Schindel’s journey to this job was a gradual one – but not without epiphanies. After pastoring several years in Kamloops for the Pentecostal Assemblies of Canada, he got involved with the local Chamber of Commerce – and, after a few more years, led it.
This brought him into contact with civil, federal and provincial politicians – some of whom, when they discovered his profession, opened up to him about personal issues such as drinking too much, loneliness and marital strife.
He was, at this time, studying the lives of such Old Testament figures as Joseph and Nehemiah, who became advisors to pharaohs and kings.
“There was an ‘aha’ moment,” Schindel recalled. “God was always placing his people in the lives of leaders. And the question popped into my head: ‘I wonder who does that today?’”
The question after that was: “How do I minister to our MLAs?”
Schindel and his wife decided to move to Victoria. They found churches, organizations such as Prayer Canada, and individual prayer and financial supporters for the project, which they dubbed Leading Influence Ministries.
Providentially, his own MLA, Kevin Krueger, planned to introduce him before question period on opening day of a session, when the clergyman scheduled to invoke the introductory prayer failed to show up. Krueger volunteered Schindel, who as a result of filling in, was then treated to lunch by the Speaker a week later. Krueger came too, and brought some sympathetic MLAs from both parties.
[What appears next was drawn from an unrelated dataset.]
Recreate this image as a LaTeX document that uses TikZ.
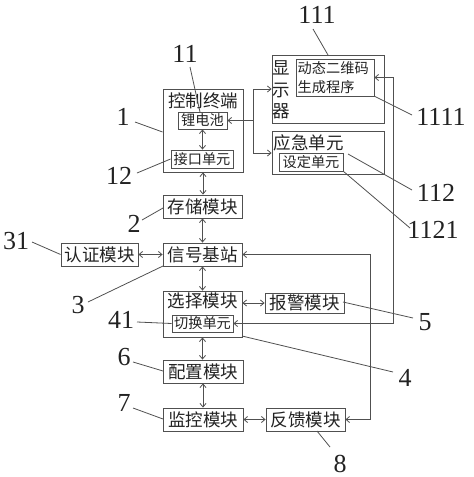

Schindel’s foot was in the door. The rest was a matter of showing up and being present.
“Fundamentally,” Schindel said, “I believe that if I can reach their hearts for God, the political side will take care of itself. I don’t get into that. Even if every one of the 84 MLAs came to faith in Christ, you’d still have political differences.”
He concluded: “We’re all people who are tired of the churches complaining all the time to politicians. Let’s engage them on a personal level.”